"Let's drop the big one now"
The DSO administration is prepared to move forward with a newly assembled group of players that would include only those members of the current orchestra who agree to unilaterally presented terms, DSO Vice President Paul Hogle said Sunday.
Without setting a date, Hogle said the time has come for a new symphony model to emerge, an ensemble that not only plays traditional concerts but also fully engages the community as ambassadors, educators and performers.
DSO cellist Haden McKay, shocked by the news that management may simply move on with replacements, said the plan is the equivalent of “an atom bomb.”
DSO violinist and musicians’ spokesman Joe Goldman said, “What kind of orchestra does (board chairman) Stanley Frankel think he’s going to have without any professional musicians in it?”
Professional orchestras are highly unionized; any musician taking a replacement job risks career suicide.
Hogle said any restructured ensemble would be professional and open to young musicians as well as veterans.
Goldman said he believed the two sides still could reach an agreement.
“The money is there,” Goldman said. “It’s a matter of management being flexible and allowing us to work with them to allocate the funds.”
But Hogle said there would be no further negotiations and the musicians must agree to terms “less generous” than the $34 million three-year package they rejected over the weekend.
“We’re facing a deteriorating financial condition,” he said, “and our last offer was going to leave us with multimillion-dollar deficits over multiple years. Our endowment is down to $19 million. When that’s gone, it’s over.”
But apparently management hasn’t bothered to ask the Music Director if he’s in on the new plan, or at least that’s the impression that DSO management would like to leave:
[Hogle] said music director Leonard Slatkin has not been presented with the idea of a reconstituted DSO.

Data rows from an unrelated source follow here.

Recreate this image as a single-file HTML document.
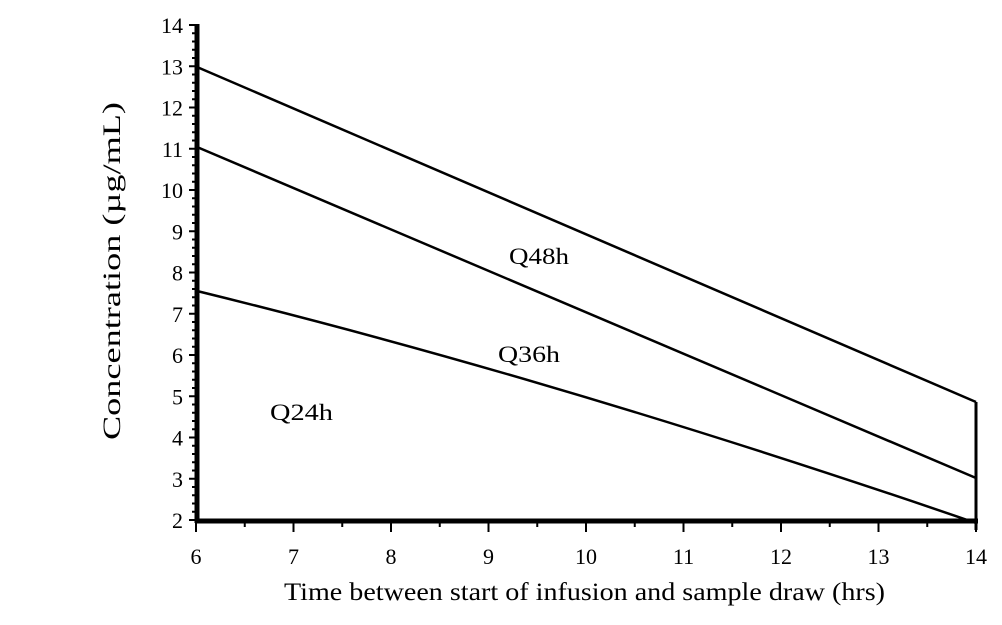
<!DOCTYPE html>
<html><head><style>body{margin:0;background:#fff}</style></head><body>
<svg width="1002" height="620" xmlns="http://www.w3.org/2000/svg" font-family="Liberation Serif, serif" fill="#000">
<g stroke="#000" stroke-width="2.5">
<line x1="197" y1="24" x2="197" y2="523" stroke-width="5"/>
<line x1="195" y1="521" x2="978" y2="521" stroke-width="5"/>
<line x1="976" y1="402" x2="976" y2="530" stroke-width="3"/>
<polyline fill="none" points="197,67 976,402"/>
<polyline fill="none" points="197,147 976,478"/>
<path fill="none" d="M197,291 Q560,380 976,523"/>
</g>
<g stroke="#000" stroke-width="2" id="t"></g>
<g font-size="22" text-anchor="end" id="yl"></g>
<g font-size="22" text-anchor="middle" id="xl"></g>
<text x="509" y="264" font-size="23" textLength="60" lengthAdjust="spacingAndGlyphs">Q48h</text>
<text x="498" y="362" font-size="23" textLength="62" lengthAdjust="spacingAndGlyphs">Q36h</text>
<text x="270" y="420" font-size="23" textLength="63" lengthAdjust="spacingAndGlyphs">Q24h</text>
<text x="284" y="600" font-size="25" textLength="601" lengthAdjust="spacingAndGlyphs">Time between start of infusion and sample draw (hrs)</text>
<text transform="translate(120,440) rotate(-90)" font-size="25" textLength="338" lengthAdjust="spacingAndGlyphs">Concentration (µg/mL)</text>
<script>
var ns="http://www.w3.org/2000/svg",t=document.getElementById('t'),yl=document.getElementById('yl'),xl=document.getElementById('xl');
function L(a,b,c,d){var l=document.createElementNS(ns,'line');l.setAttribute('x1',a);l.setAttribute('y1',b);l.setAttribute('x2',c);l.setAttribute('y2',d);t.appendChild(l);}
function T(g,x,y,s){var e=document.createElementNS(ns,'text');e.setAttribute('x',x);e.setAttribute('y',y);e.textContent=s;g.appendChild(e);}
for(var v=2;v<=14;v+=0.2){var y=520-(v-2)*41.25;var maj=Math.abs(v-Math.round(v))<0.01;L(maj?189:192,y,197,y);}
for(var v=2;v<=14;v++){T(yl,183,520-(v-2)*41.25+8,v);}
for(var v=6;v<=14;v+=0.5){var x=196+(v-6)*97.5;var maj=Math.abs(v-Math.round(v))<0.01;L(x,521,x,maj?532:527);}
for(var v=6;v<=14;v++){T(xl,196+(v-6)*97.5,564,v);}
</script>
</svg>
</body></html>
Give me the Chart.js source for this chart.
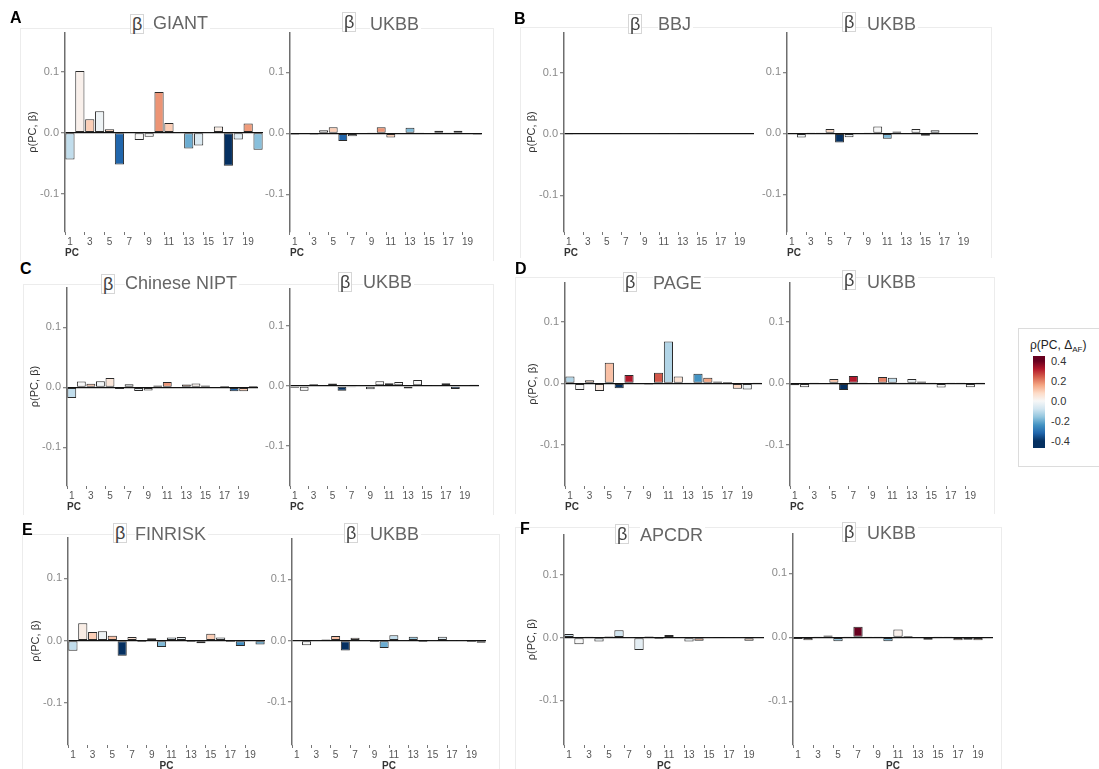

Asked if the financially stressed orchestra could afford to retain its high-profile artistic leader, Hogle said, “We can’t afford not to keep him.”
“Leonard Slatkin is an eminent figure in the orchestra world,” Hogle said. “He has both the stature and the connections essential to our artistic mission.”
I don’t see how they can do it without him, and I don’t see how he can agree. Professional orchestra musicians will stand for a fair amount from conductors, but not this; he’s likely to get nothing but an extremely hostile reception from any American orchestra if he’s part of a scheme to replace his own orchestra with strikebreakers. For my part, I sure wouldn’t play on the same stage with a conductor who’d done that, and I’m sure I’d have some pretty distinguished company in that feeling.
And, even if he did agree, the fight over the new “DSO” would be vicious. No concert of the “DSO” would go unpicketed. No soloist with the “DSO” would leave Detroit without experiencing their own SarahChangurüng moment. It would not be at all easy to find musicians who would be willing to be replacement musicians and cross a picket line – and there will be lots of musicians from major orchestras on that picket line, including no doubt the teachers of some of the prospective replacements. And, as a matter of law, management cannot unilaterally end the bargaining relationship with striking workers, even by replacing them.
If I was a completely cock-eyed optimist, I’d view this as a desperate threat by a management that has painted itself into a corner and knows it.